Dossier

Zivilrechtler für den Kreml Putins Wunschkandidat

Von der früheren Zarenstadt St. Petersburg in den Moskauer Kreml führt nicht nur die Erfolgsspur des russischen Präsidenten Wladimir Putin. Nun wurde der Vizeregierungschef Dmitri Medwedew, der ebenfalls aus St. Petersburg stammt, zum Nachfolger von Putin an die Staatsspitze gewählt. Der 42-Jährige ist Putins Wunschkandidat und galt schon vor der Wahl als klarer Favorit. In ihrer Heimatstadt ist man stolz auf die prominenten Söhne. So wirbt zum Beispiel die staatliche Universität im Internet bereits auf der Auftaktseite mit einem Foto von Medwedew.

"Er war ein guter Student, und nebenbei hat er im Kraftsport noch einige Preise für die juristische Fakultät gewonnen", erinnert sich der Dekan Nikolai Kropatschow. Medwedew studierte dort bis 1987 Jura und promovierte in Zivilrecht. Anschließend lehrte er bis 1999 als Dozent an der juristischen Fakultät. Medwedew kenne sich vor allem im Römischem Recht aus, meint ein damaliger Student: "In den geräuschvollen Hörsälen hatte er es aber mit seiner leisen Stimme schwer. Zudem sprach er als Dozent oft phrasenhaft und wehrte viele Anfragen von Studenten mit dem Satz ab: 'Das ist Ihr Problem'."

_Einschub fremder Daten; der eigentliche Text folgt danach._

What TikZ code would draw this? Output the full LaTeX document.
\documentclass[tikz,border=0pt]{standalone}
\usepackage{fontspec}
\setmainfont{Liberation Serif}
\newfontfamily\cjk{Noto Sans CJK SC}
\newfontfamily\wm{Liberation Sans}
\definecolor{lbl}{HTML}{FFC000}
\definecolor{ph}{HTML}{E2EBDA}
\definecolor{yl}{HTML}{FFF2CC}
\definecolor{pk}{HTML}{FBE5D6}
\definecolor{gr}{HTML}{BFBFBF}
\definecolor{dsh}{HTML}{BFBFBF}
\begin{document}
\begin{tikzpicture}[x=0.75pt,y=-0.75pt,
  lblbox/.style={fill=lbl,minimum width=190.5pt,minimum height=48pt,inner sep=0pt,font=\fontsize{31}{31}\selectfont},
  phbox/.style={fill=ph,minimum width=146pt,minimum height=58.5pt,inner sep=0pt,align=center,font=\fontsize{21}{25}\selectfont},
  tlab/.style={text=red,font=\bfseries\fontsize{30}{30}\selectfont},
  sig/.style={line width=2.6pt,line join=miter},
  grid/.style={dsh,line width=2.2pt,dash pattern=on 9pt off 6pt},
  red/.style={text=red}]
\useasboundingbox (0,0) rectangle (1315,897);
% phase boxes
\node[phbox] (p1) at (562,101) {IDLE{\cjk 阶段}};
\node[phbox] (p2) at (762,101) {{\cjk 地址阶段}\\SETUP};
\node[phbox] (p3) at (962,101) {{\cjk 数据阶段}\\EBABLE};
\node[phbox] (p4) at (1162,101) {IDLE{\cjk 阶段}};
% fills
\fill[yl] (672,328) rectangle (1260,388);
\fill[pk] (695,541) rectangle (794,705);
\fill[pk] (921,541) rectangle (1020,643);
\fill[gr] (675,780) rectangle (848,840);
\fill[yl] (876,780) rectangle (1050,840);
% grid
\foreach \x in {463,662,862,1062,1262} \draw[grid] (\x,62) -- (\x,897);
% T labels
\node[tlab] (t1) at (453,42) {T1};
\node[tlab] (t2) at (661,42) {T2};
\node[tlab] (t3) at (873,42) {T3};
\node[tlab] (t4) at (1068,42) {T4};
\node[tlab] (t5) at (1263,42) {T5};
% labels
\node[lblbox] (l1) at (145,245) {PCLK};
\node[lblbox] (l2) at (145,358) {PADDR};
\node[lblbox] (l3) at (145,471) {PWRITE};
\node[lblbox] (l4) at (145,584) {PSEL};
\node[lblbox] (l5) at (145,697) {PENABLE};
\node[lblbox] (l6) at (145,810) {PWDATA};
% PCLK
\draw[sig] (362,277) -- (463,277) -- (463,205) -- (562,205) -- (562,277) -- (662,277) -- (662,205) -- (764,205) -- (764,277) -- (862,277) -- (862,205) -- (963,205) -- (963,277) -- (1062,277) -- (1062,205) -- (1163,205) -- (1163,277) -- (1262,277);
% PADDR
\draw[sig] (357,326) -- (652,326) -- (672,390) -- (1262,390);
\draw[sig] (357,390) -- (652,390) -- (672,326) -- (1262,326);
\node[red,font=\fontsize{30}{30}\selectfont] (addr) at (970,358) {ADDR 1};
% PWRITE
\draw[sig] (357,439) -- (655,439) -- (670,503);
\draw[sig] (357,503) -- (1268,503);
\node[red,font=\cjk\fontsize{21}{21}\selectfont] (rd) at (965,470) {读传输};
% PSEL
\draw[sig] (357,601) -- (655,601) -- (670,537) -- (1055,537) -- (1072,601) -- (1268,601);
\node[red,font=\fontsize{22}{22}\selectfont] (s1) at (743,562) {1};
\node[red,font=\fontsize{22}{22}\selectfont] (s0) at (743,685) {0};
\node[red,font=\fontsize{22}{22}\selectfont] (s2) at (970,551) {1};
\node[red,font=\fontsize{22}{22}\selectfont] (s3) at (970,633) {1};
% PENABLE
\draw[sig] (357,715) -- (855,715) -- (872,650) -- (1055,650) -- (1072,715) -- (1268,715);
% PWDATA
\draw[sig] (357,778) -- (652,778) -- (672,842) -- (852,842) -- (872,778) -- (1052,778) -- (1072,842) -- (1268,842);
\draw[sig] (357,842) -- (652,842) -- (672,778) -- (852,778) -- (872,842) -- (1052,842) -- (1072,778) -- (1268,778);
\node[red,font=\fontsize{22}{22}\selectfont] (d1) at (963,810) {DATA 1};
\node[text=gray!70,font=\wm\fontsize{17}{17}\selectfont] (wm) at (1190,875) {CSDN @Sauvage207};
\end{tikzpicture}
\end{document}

30 Jahre auf 40 Quadratmetern

Zu dieser Zeit wohnte Medwedew noch bei seinen Eltern im südwestlichen Stadtteil Kuptschino. Die Gegend ist kein Vorzeigeviertel für die sonst pittoreske Metropole am Finnischen Meerbusen. In der Plattenbausiedlung wuchs der am 14. September 1965 geborene Dmitri Anatoljewitsch Medwedew als Einzelkind einer Sprachwissenschaftlerin und eines Maschinenbauprofessors auf. Die Wohnung sei zwar für damalige Verhältnisse modern, aber nicht besonders groß gewesen, erinnert sich Medwedew in einem aktuellen Interview mit dem Politmagazin "Itogi": "Auf diesen 40 Quadratmetern habe ich 30 Jahre lang gelebt."

Gespielt habe er hinter dem Haus: "Der Hof ist eine gute Schule fürs Leben." Zwei Dinge habe er in seiner Jugend unbedingt besitzen wollen, erzählt Medwedew: "Echte Bluejeans und Schallplatten. Besonders von Pink Floyds "The Wall" habe ich geträumt. Aber bei Schwarzmarktpreisen von 200 Rubeln, damals eineinhalb Monatsgehälter meines Vaters, war die LP unerschwinglich." Die frühere Nachbarin Vera Borisowna zeichnet ein freundliches Bild des Kandidaten: "Er war ein braver Junge und hat seiner Mutter nie widersprochen."

"Höflich, fleißig und pünktlich"

Auch eine seiner damaligen Lehrerinnen an der Schule "Nummer 305", Vera Smirnowa, schwärmt: "Dima war höflich, fleißig und pünktlich." Aber zumindest ab der siebten Klasse interessierte sich "Dima" nicht nur für Mathematik und Erdkunde, sondern auch für seine Mitschülerin Swetlana Linnik: 1989 heiratete er seine Jugendliebe. Mit der Pädagogin, die in einer Militärfamilie aufwuchs, hat Medwedew seit 1996 den Sohn Ilja. Kurz vor der Hochzeit habe er sich taufen lassen, erzählte Medwedew dem Magazin: "Ganz heimlich, mit einem Freund."

Während seiner Dozententätigkeit an der Universität arbeitete er parallel als Berater des damaligen Oberbürgermeisters Anatoli Sobtschak. In seinem damaligen Arbeitszimmer im Stadtparlament mit Blick auf den prächtigen Isaaksplatz traf er erstmals Putin, der das Komitee für Auswärtige Angelegenheiten leitete. Eine schicksalhafte Begegnung: Als Putin 1994 stellvertretender Oberbürgermeister wurde, machte er den Doktor für Rechtswissenschaften zu seinem Berater.

Auch nach seinem Wechsel nach Moskau 1996 förderte Putin den Landsmann aus der nördlichsten Millionenstadt der Welt - bis heute. "Wir liegen eben auf einer Wellenlänge", sagte der Kremlchef einmal. Medwedew meint im "Itogi"-Magazin, er besitze nicht viele Freunde: "Der engste Kreis hat sich in der Schule und der Universität gebildet. Heute sind das etwa zehn Menschen." Putin dürfte dazugehören.